How I got into the crossword puzzle business

It was in the early 1990s. I always hated spending my time at a 9-to-5 job, and was always looking for ways to start my own business.

I am not sure where the original idea came from, but I thought about creating puzzles for newspapers. I thought that it would be a good task for a computer; I am amazed that cruciverbalists (crossword designers) are able to create puzzles without a computer!

I was (and still am) very good about writing computer programs, so I set about writing a crossword puzzle generator. I found some ideas about how to go about doing this by reading a paper from a college in Turkey. At that time, I had an Amiga 500. It was only 2 MB of RAM, 7 mHz (400x slower than the computer I am using now), but it did have a 40 mHz accelerator. I wrote the program in AMOS, a third-party high-level BASIC interpretor and compiler. But it was way too slow, so I decided to write the time-intensive part in assembler code. Assembler code is the lowest-level programming language, but it is also the fastest running.

It was almost working, but there was a glitch it the assembly routine that I could not figure out. I stayed up all night working on it. I remember clearly, it was around 4:00 am. My computer desk was on the east side of my living room at 1021½ East Second Street in Michigan City, Indiana. From the window to my left I could see it getting light out. At that time, I was a member of GEnie, an online service from General Electric. I was on one of the forums there, messaging with Jim Butterfield(!) about the issues I was having, and he helped my fix the problem. Jim Butterfield was a Big Deal in the Commodore and Amiga worlds back then. It is kind of like working on a Mac and messaging with Steve Wozniak.

Anyway, the program worked. It generated text files, and I used the desktop publishing (DTP) program Pagestream to create layouts. I would print them out on my $1000 300dpi laser printer, and mail the printouts to the newspaper publishers.

To this day, my crossword puzzles #001 through #365 are the original results of those efforts.

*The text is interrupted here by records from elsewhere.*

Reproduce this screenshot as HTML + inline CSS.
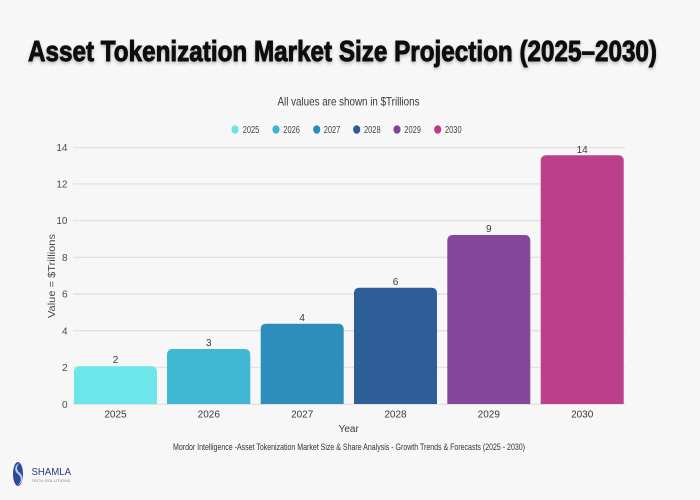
<!DOCTYPE html>
<html><head><meta charset="utf-8">
<style>
html,body{margin:0;padding:0;background:#f8f7f8;}
svg{display:block;}
text{font-family:"Liberation Sans",sans-serif;}
</style></head>
<body>
<svg width="700" height="500" viewBox="0 0 700 500" xmlns="http://www.w3.org/2000/svg">
<defs>
<filter id="sh" x="-5%" y="-30%" width="110%" height="160%">
<feDropShadow dx="0" dy="2" stdDeviation="1.5" flood-color="#000" flood-opacity="0.25"/>
</filter>
</defs>
<rect width="700" height="500" fill="#f8f7f8"/>
<text x="28" y="61" font-size="29" font-weight="bold" fill="#0a0a0a" stroke="#0a0a0a" stroke-width="0.9" textLength="629" lengthAdjust="spacingAndGlyphs" filter="url(#sh)">Asset Tokenization Market Size Projection (2025–2030)</text>
<text x="348.5" y="105.5" font-size="12" fill="#3a3a3a" text-anchor="middle" textLength="142" lengthAdjust="spacingAndGlyphs">All values are shown in $Trillions</text>
<!-- legend -->
<g font-size="10" fill="#444">
<ellipse cx="235" cy="129.5" rx="3.6" ry="4.3" fill="#6fe3e8"/><text x="242.7" y="133" textLength="16.6" lengthAdjust="spacingAndGlyphs">2025</text>
<ellipse cx="276" cy="129.5" rx="3.6" ry="4.3" fill="#41b4d2"/><text x="283.3" y="133" textLength="16.6" lengthAdjust="spacingAndGlyphs">2026</text>
<ellipse cx="316.7" cy="129.5" rx="3.6" ry="4.3" fill="#2b8bba"/><text x="323.7" y="133" textLength="16.6" lengthAdjust="spacingAndGlyphs">2027</text>
<ellipse cx="356.7" cy="129.5" rx="3.6" ry="4.3" fill="#2c5b96"/><text x="364" y="133" textLength="16.6" lengthAdjust="spacingAndGlyphs">2028</text>
<ellipse cx="397" cy="129.5" rx="3.6" ry="4.3" fill="#7f459b"/><text x="404.3" y="133" textLength="16.6" lengthAdjust="spacingAndGlyphs">2029</text>
<ellipse cx="437.7" cy="129.5" rx="3.6" ry="4.3" fill="#bd3a8c"/><text x="445" y="133" textLength="16.6" lengthAdjust="spacingAndGlyphs">2030</text>
</g>
<!-- gridlines -->
<g stroke="#e3e1e2" stroke-width="1.4">
<line x1="73" y1="147.6" x2="625" y2="147.6"/>
<line x1="73" y1="183.9" x2="625" y2="183.9"/>
<line x1="73" y1="220.6" x2="625" y2="220.6"/>
<line x1="73" y1="257.3" x2="625" y2="257.3"/>
<line x1="73" y1="294" x2="625" y2="294"/>
<line x1="73" y1="330.7" x2="625" y2="330.7"/>
<line x1="73" y1="367.4" x2="625" y2="367.4"/>
<line x1="73" y1="404.3" x2="625" y2="404.3"/>
</g>
<!-- y tick labels -->
<g font-size="10" fill="#4a4a4a" text-anchor="end">
<text x="67.5" y="151">14</text>
<text x="67.5" y="187.5">12</text>
<text x="67.5" y="224.2">10</text>
<text x="67.5" y="260.9">8</text>
<text x="67.5" y="297.6">6</text>
<text x="67.5" y="334.3">4</text>
<text x="67.5" y="371">2</text>
<text x="67.5" y="407.8">0</text>
</g>
<text transform="translate(55,276) rotate(-90)" font-size="10" fill="#4a4a4a" text-anchor="middle" textLength="84" lengthAdjust="spacingAndGlyphs">Value = $Trillions</text>
<!-- bars -->
<path d="M74,404 V371.3 a5,5 0 0 1 5,-5 H152 a5,5 0 0 1 5,5 V404 Z" fill="#6de6e9"/>
<path d="M167,404 V354 a5,5 0 0 1 5,-5 H245.3 a5,5 0 0 1 5,5 V404 Z" fill="#40b8d4"/>
<path d="M260.7,404 V328.7 a5,5 0 0 1 5,-5 H338.7 a5,5 0 0 1 5,5 V404 Z" fill="#2d8dbb"/>
<path d="M354,404 V292.7 a5,5 0 0 1 5,-5 H432 a5,5 0 0 1 5,5 V404 Z" fill="#2e5e98"/>
<path d="M447.3,404 V240 a5,5 0 0 1 5,-5 H525.3 a5,5 0 0 1 5,5 V404 Z" fill="#85479a"/>
<path d="M540.7,404 V160.3 a5,5 0 0 1 5,-5 H618.7 a5,5 0 0 1 5,5 V404 Z" fill="#bb3f8b"/>
<!-- value labels -->
<g font-size="10" fill="#3a3a3a" text-anchor="middle">
<text x="115.5" y="363.2">2</text>
<text x="208.8" y="345.8">3</text>
<text x="302.2" y="321.2">4</text>
<text x="395.5" y="285.2">6</text>
<text x="488.8" y="231.8">9</text>
<text x="582.2" y="152.8">14</text>
</g>
<!-- x labels -->
<g font-size="10" fill="#3a3a3a" text-anchor="middle">
<text x="115.5" y="417.5">2025</text>
<text x="208.8" y="417.5">2026</text>
<text x="302.2" y="417.5">2027</text>
<text x="395.5" y="417.5">2028</text>
<text x="488.8" y="417.5">2029</text>
<text x="582.2" y="417.5">2030</text>
</g>
<text x="348.7" y="431.8" font-size="10" fill="#3a3a3a" text-anchor="middle">Year</text>
<text x="349" y="450" font-size="9.5" fill="#333" text-anchor="middle" textLength="352" lengthAdjust="spacingAndGlyphs">Mordor Intelligence -Asset Tokenization Market Size &amp; Share Analysis - Growth Trends &amp; Forecasts (2025 - 2030)</text>
<!-- logo -->
<g>
<ellipse cx="18" cy="474" rx="5" ry="12" fill="#2a4a94"/>
<path d="M20,463 C14,465 14,471 18,474 C22,477 22,483 16,486 C23,484 24,477 20,473 C16,470 16,466 20,463 Z" fill="#b8cdf0"/>
<text x="31.5" y="475" font-size="10" fill="#2b3a7a" textLength="39.5" lengthAdjust="spacingAndGlyphs">SHAMLA</text>
<text x="31.5" y="482" font-size="3.5" fill="#7a85a8" textLength="39" lengthAdjust="spacingAndGlyphs">TECH SOLUTIONS</text>
</g>
</svg>
</body></html>
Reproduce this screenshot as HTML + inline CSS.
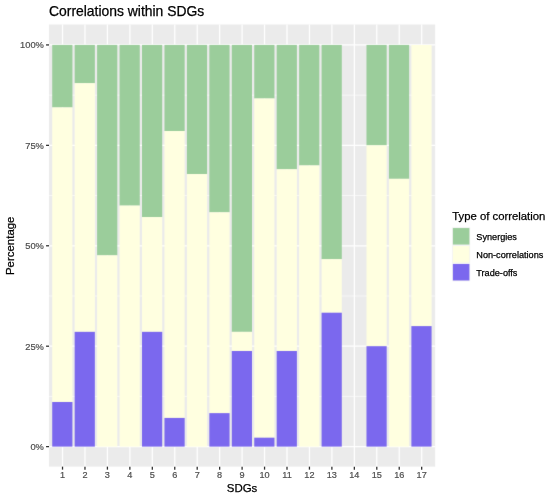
<!DOCTYPE html><html><head><meta charset="utf-8"><title>Correlations within SDGs</title>
<style>html,body{margin:0;padding:0;background:#fff}svg{display:block}text{font-family:"Liberation Sans",Arial,Helvetica,sans-serif;stroke-width:0.25px;paint-order:stroke}text[fill="#000"]{stroke:#000}text[fill="#4D4D4D"]{stroke:#4D4D4D;stroke-width:0.2px}</style></head><body>
<svg width="550" height="496" viewBox="0 0 550 496">
<defs><filter id="soft" x="0" y="0" width="550" height="496" filterUnits="userSpaceOnUse" color-interpolation-filters="sRGB"><feConvolveMatrix order="3" kernelMatrix="0.0081 0.0738 0.0081 0.0738 0.6724 0.0738 0.0081 0.0738 0.0081" divisor="1" edgeMode="duplicate" preserveAlpha="true"/></filter></defs>
<rect x="0" y="0" width="550" height="496" fill="#ffffff"/>
<g filter="url(#soft)">
<rect x="0" y="0" width="550" height="496" fill="#ffffff"/>
<rect x="49.05" y="24.5" width="386.10" height="442.15" fill="#EBEBEB"/>
<line x1="49.05" x2="435.15" y1="396.41" y2="396.41" stroke="#fff" stroke-width="0.62"/>
<line x1="49.05" x2="435.15" y1="295.99" y2="295.99" stroke="#fff" stroke-width="0.62"/>
<line x1="49.05" x2="435.15" y1="195.56" y2="195.56" stroke="#fff" stroke-width="0.62"/>
<line x1="49.05" x2="435.15" y1="95.14" y2="95.14" stroke="#fff" stroke-width="0.62"/>
<line x1="49.05" x2="435.15" y1="446.62" y2="446.62" stroke="#fff" stroke-width="1.25"/>
<line x1="49.05" x2="435.15" y1="346.20" y2="346.20" stroke="#fff" stroke-width="1.25"/>
<line x1="49.05" x2="435.15" y1="245.78" y2="245.78" stroke="#fff" stroke-width="1.25"/>
<line x1="49.05" x2="435.15" y1="145.35" y2="145.35" stroke="#fff" stroke-width="1.25"/>
<line x1="49.05" x2="435.15" y1="44.93" y2="44.93" stroke="#fff" stroke-width="1.25"/>
<line x1="62.52" x2="62.52" y1="24.5" y2="466.65" stroke="#fff" stroke-width="1.25"/>
<line x1="84.97" x2="84.97" y1="24.5" y2="466.65" stroke="#fff" stroke-width="1.25"/>
<line x1="107.41" x2="107.41" y1="24.5" y2="466.65" stroke="#fff" stroke-width="1.25"/>
<line x1="129.86" x2="129.86" y1="24.5" y2="466.65" stroke="#fff" stroke-width="1.25"/>
<line x1="152.31" x2="152.31" y1="24.5" y2="466.65" stroke="#fff" stroke-width="1.25"/>
<line x1="174.76" x2="174.76" y1="24.5" y2="466.65" stroke="#fff" stroke-width="1.25"/>
<line x1="197.20" x2="197.20" y1="24.5" y2="466.65" stroke="#fff" stroke-width="1.25"/>
<line x1="219.65" x2="219.65" y1="24.5" y2="466.65" stroke="#fff" stroke-width="1.25"/>
<line x1="242.10" x2="242.10" y1="24.5" y2="466.65" stroke="#fff" stroke-width="1.25"/>
<line x1="264.55" x2="264.55" y1="24.5" y2="466.65" stroke="#fff" stroke-width="1.25"/>
<line x1="287.00" x2="287.00" y1="24.5" y2="466.65" stroke="#fff" stroke-width="1.25"/>
<line x1="309.44" x2="309.44" y1="24.5" y2="466.65" stroke="#fff" stroke-width="1.25"/>
<line x1="331.89" x2="331.89" y1="24.5" y2="466.65" stroke="#fff" stroke-width="1.25"/>
<line x1="354.34" x2="354.34" y1="24.5" y2="466.65" stroke="#fff" stroke-width="1.25"/>
<line x1="376.79" x2="376.79" y1="24.5" y2="466.65" stroke="#fff" stroke-width="1.25"/>
<line x1="399.23" x2="399.23" y1="24.5" y2="466.65" stroke="#fff" stroke-width="1.25"/>
<line x1="421.68" x2="421.68" y1="24.5" y2="466.65" stroke="#fff" stroke-width="1.25"/>
<rect x="52.22" y="44.93" width="20.20" height="62.48" fill="#9BCD9B"/>
<rect x="52.22" y="107.42" width="20.20" height="294.57" fill="#FFFFE0"/>
<rect x="52.22" y="401.98" width="20.20" height="44.63" fill="#7B68EE"/>
<rect x="74.66" y="44.93" width="20.20" height="38.26" fill="#9BCD9B"/>
<rect x="74.66" y="83.19" width="20.20" height="248.66" fill="#FFFFE0"/>
<rect x="74.66" y="331.85" width="20.20" height="114.77" fill="#7B68EE"/>
<rect x="97.11" y="44.93" width="20.20" height="210.40" fill="#9BCD9B"/>
<rect x="97.11" y="255.34" width="20.20" height="191.28" fill="#FFFFE0"/>
<rect x="119.56" y="44.93" width="20.20" height="160.67" fill="#9BCD9B"/>
<rect x="119.56" y="205.61" width="20.20" height="241.01" fill="#FFFFE0"/>
<rect x="142.01" y="44.93" width="20.20" height="172.15" fill="#9BCD9B"/>
<rect x="142.01" y="217.08" width="20.20" height="114.77" fill="#FFFFE0"/>
<rect x="142.01" y="331.85" width="20.20" height="114.77" fill="#7B68EE"/>
<rect x="164.46" y="44.93" width="20.20" height="86.07" fill="#9BCD9B"/>
<rect x="164.46" y="131.01" width="20.20" height="286.92" fill="#FFFFE0"/>
<rect x="164.46" y="417.92" width="20.20" height="28.69" fill="#7B68EE"/>
<rect x="186.90" y="44.93" width="20.20" height="129.11" fill="#9BCD9B"/>
<rect x="186.90" y="174.05" width="20.20" height="272.57" fill="#FFFFE0"/>
<rect x="209.35" y="44.93" width="20.20" height="167.37" fill="#9BCD9B"/>
<rect x="209.35" y="212.30" width="20.20" height="200.84" fill="#FFFFE0"/>
<rect x="209.35" y="413.14" width="20.20" height="33.47" fill="#7B68EE"/>
<rect x="231.80" y="44.93" width="20.20" height="286.92" fill="#9BCD9B"/>
<rect x="231.80" y="331.85" width="20.20" height="19.13" fill="#FFFFE0"/>
<rect x="231.80" y="350.98" width="20.20" height="95.64" fill="#7B68EE"/>
<rect x="254.25" y="44.93" width="20.20" height="53.56" fill="#9BCD9B"/>
<rect x="254.25" y="98.49" width="20.20" height="339.20" fill="#FFFFE0"/>
<rect x="254.25" y="437.69" width="20.20" height="8.93" fill="#7B68EE"/>
<rect x="276.69" y="44.93" width="20.20" height="124.33" fill="#9BCD9B"/>
<rect x="276.69" y="169.26" width="20.20" height="181.71" fill="#FFFFE0"/>
<rect x="276.69" y="350.98" width="20.20" height="95.64" fill="#7B68EE"/>
<rect x="299.14" y="44.93" width="20.20" height="120.50" fill="#9BCD9B"/>
<rect x="299.14" y="165.44" width="20.20" height="281.18" fill="#FFFFE0"/>
<rect x="321.59" y="44.93" width="20.20" height="214.23" fill="#9BCD9B"/>
<rect x="321.59" y="259.16" width="20.20" height="53.56" fill="#FFFFE0"/>
<rect x="321.59" y="312.72" width="20.20" height="133.89" fill="#7B68EE"/>
<rect x="366.48" y="44.93" width="20.20" height="100.42" fill="#9BCD9B"/>
<rect x="366.48" y="145.35" width="20.20" height="200.84" fill="#FFFFE0"/>
<rect x="366.48" y="346.20" width="20.20" height="100.42" fill="#7B68EE"/>
<rect x="388.93" y="44.93" width="20.20" height="133.89" fill="#9BCD9B"/>
<rect x="388.93" y="178.83" width="20.20" height="267.79" fill="#FFFFE0"/>
<rect x="411.38" y="44.93" width="20.20" height="281.18" fill="#FFFFE0"/>
<rect x="411.38" y="326.11" width="20.20" height="120.50" fill="#7B68EE"/>
<rect x="452.16" y="227.30" width="17.97" height="17.97" fill="#F2F2F2"/>
<rect x="452.90" y="228.04" width="16.49" height="16.49" fill="#9BCD9B"/>
<rect x="452.16" y="245.27" width="17.97" height="17.97" fill="#F2F2F2"/>
<rect x="452.90" y="246.01" width="16.49" height="16.49" fill="#FFFFE0"/>
<rect x="452.16" y="263.24" width="17.97" height="17.97" fill="#F2F2F2"/>
<rect x="452.90" y="263.98" width="16.49" height="16.49" fill="#7B68EE"/>
</g>
<line x1="62.52" x2="62.52" y1="466.65" y2="469.65" stroke="#333" stroke-width="1.3"/>
<text x="62.52" y="478" font-size="9.15" fill="#4D4D4D" text-anchor="middle">1</text>
<line x1="84.97" x2="84.97" y1="466.65" y2="469.65" stroke="#333" stroke-width="1.3"/>
<text x="84.97" y="478" font-size="9.15" fill="#4D4D4D" text-anchor="middle">2</text>
<line x1="107.41" x2="107.41" y1="466.65" y2="469.65" stroke="#333" stroke-width="1.3"/>
<text x="107.41" y="478" font-size="9.15" fill="#4D4D4D" text-anchor="middle">3</text>
<line x1="129.86" x2="129.86" y1="466.65" y2="469.65" stroke="#333" stroke-width="1.3"/>
<text x="129.86" y="478" font-size="9.15" fill="#4D4D4D" text-anchor="middle">4</text>
<line x1="152.31" x2="152.31" y1="466.65" y2="469.65" stroke="#333" stroke-width="1.3"/>
<text x="152.31" y="478" font-size="9.15" fill="#4D4D4D" text-anchor="middle">5</text>
<line x1="174.76" x2="174.76" y1="466.65" y2="469.65" stroke="#333" stroke-width="1.3"/>
<text x="174.76" y="478" font-size="9.15" fill="#4D4D4D" text-anchor="middle">6</text>
<line x1="197.20" x2="197.20" y1="466.65" y2="469.65" stroke="#333" stroke-width="1.3"/>
<text x="197.20" y="478" font-size="9.15" fill="#4D4D4D" text-anchor="middle">7</text>
<line x1="219.65" x2="219.65" y1="466.65" y2="469.65" stroke="#333" stroke-width="1.3"/>
<text x="219.65" y="478" font-size="9.15" fill="#4D4D4D" text-anchor="middle">8</text>
<line x1="242.10" x2="242.10" y1="466.65" y2="469.65" stroke="#333" stroke-width="1.3"/>
<text x="242.10" y="478" font-size="9.15" fill="#4D4D4D" text-anchor="middle">9</text>
<line x1="264.55" x2="264.55" y1="466.65" y2="469.65" stroke="#333" stroke-width="1.3"/>
<text x="264.55" y="478" font-size="9.15" fill="#4D4D4D" text-anchor="middle">10</text>
<line x1="287.00" x2="287.00" y1="466.65" y2="469.65" stroke="#333" stroke-width="1.3"/>
<text x="287.00" y="478" font-size="9.15" fill="#4D4D4D" text-anchor="middle">11</text>
<line x1="309.44" x2="309.44" y1="466.65" y2="469.65" stroke="#333" stroke-width="1.3"/>
<text x="309.44" y="478" font-size="9.15" fill="#4D4D4D" text-anchor="middle">12</text>
<line x1="331.89" x2="331.89" y1="466.65" y2="469.65" stroke="#333" stroke-width="1.3"/>
<text x="331.89" y="478" font-size="9.15" fill="#4D4D4D" text-anchor="middle">13</text>
<line x1="354.34" x2="354.34" y1="466.65" y2="469.65" stroke="#333" stroke-width="1.3"/>
<text x="354.34" y="478" font-size="9.15" fill="#4D4D4D" text-anchor="middle">14</text>
<line x1="376.79" x2="376.79" y1="466.65" y2="469.65" stroke="#333" stroke-width="1.3"/>
<text x="376.79" y="478" font-size="9.15" fill="#4D4D4D" text-anchor="middle">15</text>
<line x1="399.23" x2="399.23" y1="466.65" y2="469.65" stroke="#333" stroke-width="1.3"/>
<text x="399.23" y="478" font-size="9.15" fill="#4D4D4D" text-anchor="middle">16</text>
<line x1="421.68" x2="421.68" y1="466.65" y2="469.65" stroke="#333" stroke-width="1.3"/>
<text x="421.68" y="478" font-size="9.15" fill="#4D4D4D" text-anchor="middle">17</text>
<line x1="46.05" x2="49.05" y1="446.62" y2="446.62" stroke="#333" stroke-width="1.3"/>
<text x="43.90" y="450" font-size="9.3" fill="#4D4D4D" text-anchor="end">0%</text>
<line x1="46.05" x2="49.05" y1="346.20" y2="346.20" stroke="#333" stroke-width="1.3"/>
<text x="43.90" y="350" font-size="9.3" fill="#4D4D4D" text-anchor="end">25%</text>
<line x1="46.05" x2="49.05" y1="245.78" y2="245.78" stroke="#333" stroke-width="1.3"/>
<text x="43.90" y="249" font-size="9.3" fill="#4D4D4D" text-anchor="end">50%</text>
<line x1="46.05" x2="49.05" y1="145.35" y2="145.35" stroke="#333" stroke-width="1.3"/>
<text x="43.90" y="149" font-size="9.3" fill="#4D4D4D" text-anchor="end">75%</text>
<line x1="46.05" x2="49.05" y1="44.93" y2="44.93" stroke="#333" stroke-width="1.3"/>
<text x="43.90" y="48" font-size="9.3" fill="#4D4D4D" text-anchor="end">100%</text>
<text x="49.05" y="15.7" font-size="13.9" fill="#000">Correlations within SDGs</text>
<text x="242.10" y="491.9" font-size="11.44" fill="#000" text-anchor="middle">SDGs</text>
<text transform="translate(14.3 245.78) rotate(-90)" font-size="11.44" fill="#000" text-anchor="middle">Percentage</text>
<text x="452.2" y="219.9" font-size="11.33" fill="#000">Type of correlation</text>
<text x="476.35" y="239.79" font-size="9.15" fill="#000">Synergies</text>
<text x="476.35" y="257.76" font-size="9.15" fill="#000">Non-correlations</text>
<text x="476.35" y="275.73" font-size="9.15" fill="#000">Trade-offs</text>
</svg></body></html>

With Amiga long gone, I switched to Mac computers. Since I needed more puzzles past #365, I had to rewrite the program using the Mac. I use REALbasic, a high-level language. I created puzzles #366 through #999 using a PowerMac 1.8GHz dual CPU, 4 GB of memory. It generates puzzles at about the same rate as the 40mHz Amiga did; it took about a week to generate the 600+ puzzles. I now lay the puzzles out using QuarkXPress 9. Now, instead of printing the puzzles out to the newspaper publishers, I email them the puzzles.